テーピングは本来、スポーツの現場でその張力を維持できるのは数分と言われています。

これは、動きに制限をかけ続けることに張力が持たないからです。

スポーツの現場と違い、日常で張力を維持し続けることは困難ではありませんが、それでも巻きたての効果を維持することは困難と言えるでしょう。

③継続的にかかるコスト面

また、テーピング自体は高価なものではありませんが、外反母趾用のテーピングをしっかり巻こうと思うと継続性が大事になります。
そのため、長期間にわたって使用する場合にはコストがかさむことも考えておかなければなりません。

④習得するのにある程度の時間は必要

最後のポイントとして、テーピングは主に自分で貼り替えを行うため、習得に期間を要します。

巻き方自体はとても簡単なものも多いですし、整骨院や整体院でしっかりと巻き方を教えてくれますが、自分で行うテーピングに不安を感じる方も少なくありません。
また、足に巻く手順自体を覚えていても、テーピングはその張る強さや張力のかけ方、かける向きによって効果が変わってきます。
これも、何度も巻き慣れていくことでデメリットとしては感じなくなっていきますが、最初に巻き方を教わる際には、細かいところにも気をつけながら教えてもらうようにした方がいいでしょう。
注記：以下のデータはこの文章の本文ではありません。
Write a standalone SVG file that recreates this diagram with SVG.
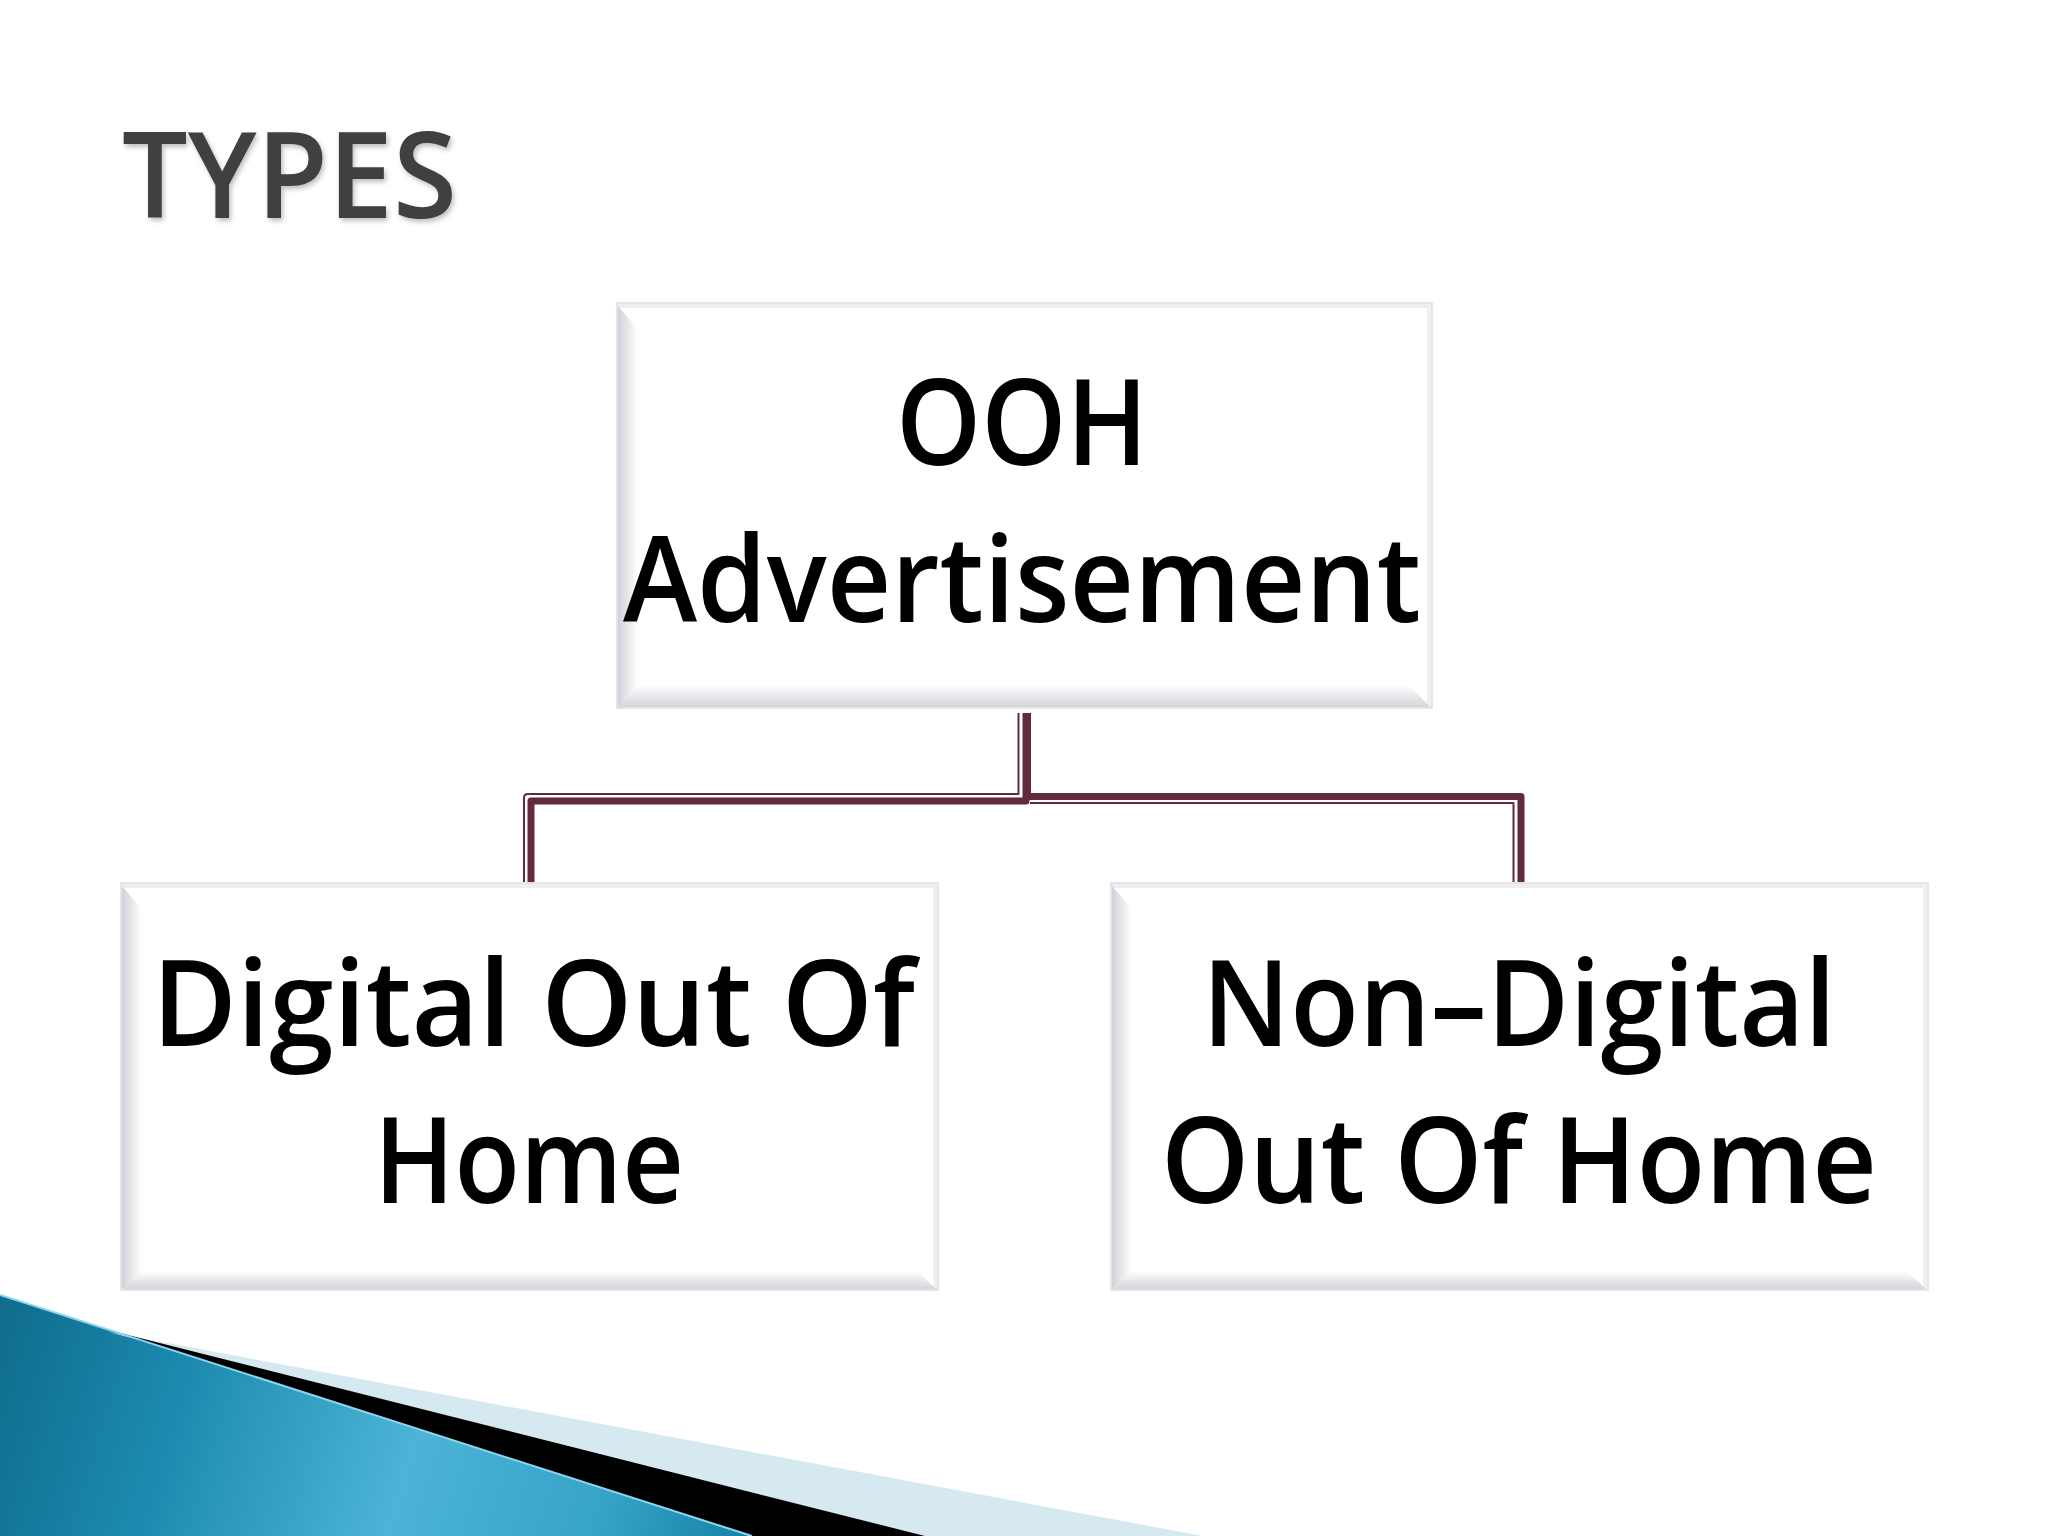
<svg xmlns="http://www.w3.org/2000/svg" width="2048" height="1536" viewBox="0 0 2048 1536">
<defs>
<style>
.lbl{font-family:"Open Sans","Liberation Sans",sans-serif;font-weight:600;font-size:120px;fill:#000}
.ttl{font-family:"Open Sans","Liberation Sans",sans-serif;font-weight:600;font-size:120px;fill:#404040}
.outer{fill:#fff;stroke:#e4e4e9;stroke-width:2}
.lb{fill:url(#gL)}
.bb{fill:url(#gB)}
.tb{fill:#eeeef2}
.rb{fill:#f0f0f4}
.cthick{fill:none;stroke:#632a3b;stroke-width:7;stroke-linejoin:round}
.cthin{fill:none;stroke:#632a3b;stroke-width:2;stroke-linejoin:round}
</style>
<linearGradient id="gL" x1="0" y1="0" x2="1" y2="0">
<stop offset="0" stop-color="#d0d0d8"/><stop offset="1" stop-color="#fdfdfd"/>
</linearGradient>
<linearGradient id="gB" x1="0" y1="0" x2="0" y2="1">
<stop offset="0" stop-color="#fdfdfd"/><stop offset="1" stop-color="#d4d4da"/>
</linearGradient>
<linearGradient id="gTeal" gradientUnits="userSpaceOnUse" x1="0" y1="1300" x2="760" y2="1536">
<stop offset="0" stop-color="#0f6c8b"/><stop offset="0.25" stop-color="#1c8ab0"/><stop offset="0.55" stop-color="#4cb4d6"/><stop offset="0.8" stop-color="#36a3c8"/><stop offset="1" stop-color="#137fa4"/>
</linearGradient>
<filter id="sh" x="-10%" y="-20%" width="130%" height="150%">
<feDropShadow dx="2" dy="3" stdDeviation="2.5" flood-color="#000" flood-opacity="0.25"/>
</filter>
</defs>
<rect width="2048" height="1536" fill="#fff"/>
<g id="title">
<text class="ttl" x="122" y="218" textLength="335" lengthAdjust="spacingAndGlyphs" filter="url(#sh)">TYPES</text>
</g>
<g id="decoration">
<path d="M0,1295 L750,1536 L0,1536 Z" fill="url(#gTeal)"/>
<path d="M108,1332 L1203,1536 L925,1536 Z" fill="#d6e8f0"/>
<path d="M112,1331 L925,1536 L752,1536 Z" fill="#000"/>
<path d="M0,1295 L752,1536" stroke="#8fd3ea" stroke-width="2" fill="none"/>
</g>
<g id="connectors">
<path class="cthin" d="M1018.5,713 V794 H528 Q524,794 524,798 V884"/>
<path class="cthick" d="M1026,713 V801 H531 V884"/>
<path class="cthick" d="M1027.5,713 V796.5 H1521 V884"/>
<path class="cthin" d="M1030,803 H1513.5 V884"/>
</g>
<g id="node-ooh">
<rect class="outer" x="617" y="303" width="815" height="405"/>
<rect class="tb" x="618" y="304" width="813" height="4"/>
<rect class="rb" x="1427" y="304" width="4" height="403"/>
<polygon class="lb" points="618,306 637,328 637,686 618,707"/>
<polygon class="bb" points="618,707 637,686 1410,686 1430,707"/>
<text class="lbl" x="896" y="465" textLength="252" lengthAdjust="spacingAndGlyphs">OOH</text>
<text class="lbl" x="623" y="622" textLength="798" lengthAdjust="spacingAndGlyphs">Advertisement</text>
</g>
<g id="node-dooh">
<rect class="outer" x="121" y="883" width="817" height="407"/>
<rect class="tb" x="122" y="884" width="815" height="4"/>
<rect class="rb" x="933" y="884" width="4" height="405"/>
<polygon class="lb" points="122,886 141,908 141,1272 122,1289"/>
<polygon class="bb" points="122,1289 141,1272 918,1272 936,1289"/>
<text class="lbl" x="152" y="1046" textLength="763" lengthAdjust="spacingAndGlyphs">Digital Out Of</text>
<text class="lbl" x="374" y="1203" textLength="310" lengthAdjust="spacingAndGlyphs">Home</text>
</g>
<g id="node-ndooh">
<rect class="outer" x="1111" y="883" width="817" height="407"/>
<rect class="tb" x="1112" y="884" width="815" height="4"/>
<rect class="rb" x="1923" y="884" width="4" height="405"/>
<polygon class="lb" points="1112,886 1131,908 1131,1272 1112,1289"/>
<polygon class="bb" points="1112,1289 1131,1272 1908,1272 1926,1289"/>
<text class="lbl" x="1202" y="1046" textLength="634" lengthAdjust="spacingAndGlyphs">Non–Digital</text>
<text class="lbl" x="1161" y="1203" textLength="716" lengthAdjust="spacingAndGlyphs">Out Of Home</text>
</g>
</svg>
当然のことですが、テーピングを行うためには時間と手間を要します。

時間も手間もかからず簡単に着脱できるサポーターやインソールとは違い、外反母趾に対するテーピング固定はある程度の時間がかかります(慣れないうちは、30分程度必要)。
慣れてくることで、どんどんと時間はかからなくなっていきますが、最初のうちはテーピングの貼り替えを面倒に感じることもあるでしょう。

 

まとめ

外反母趾に対するテーピング施術は短時間であれば効果的。

メリット

  • オーダーメイド性が高い
  • 短時間だが強い矯正力
  • 安価である
  • インソールなどと違い、履物の下に巻いてもかさばらない

デメリット

  • 避けられない皮膚の炎症・かぶれ
  • 性質上、効果は短時間
  • 継続的にかかるコスト面
  • 習得するのにある程度時間は必要

 

以上が私の考えるテーピングのメリットとデメリットです。
根本改善ではなく『ここ一番だけ!』という限定的な対策としては有効だと思います。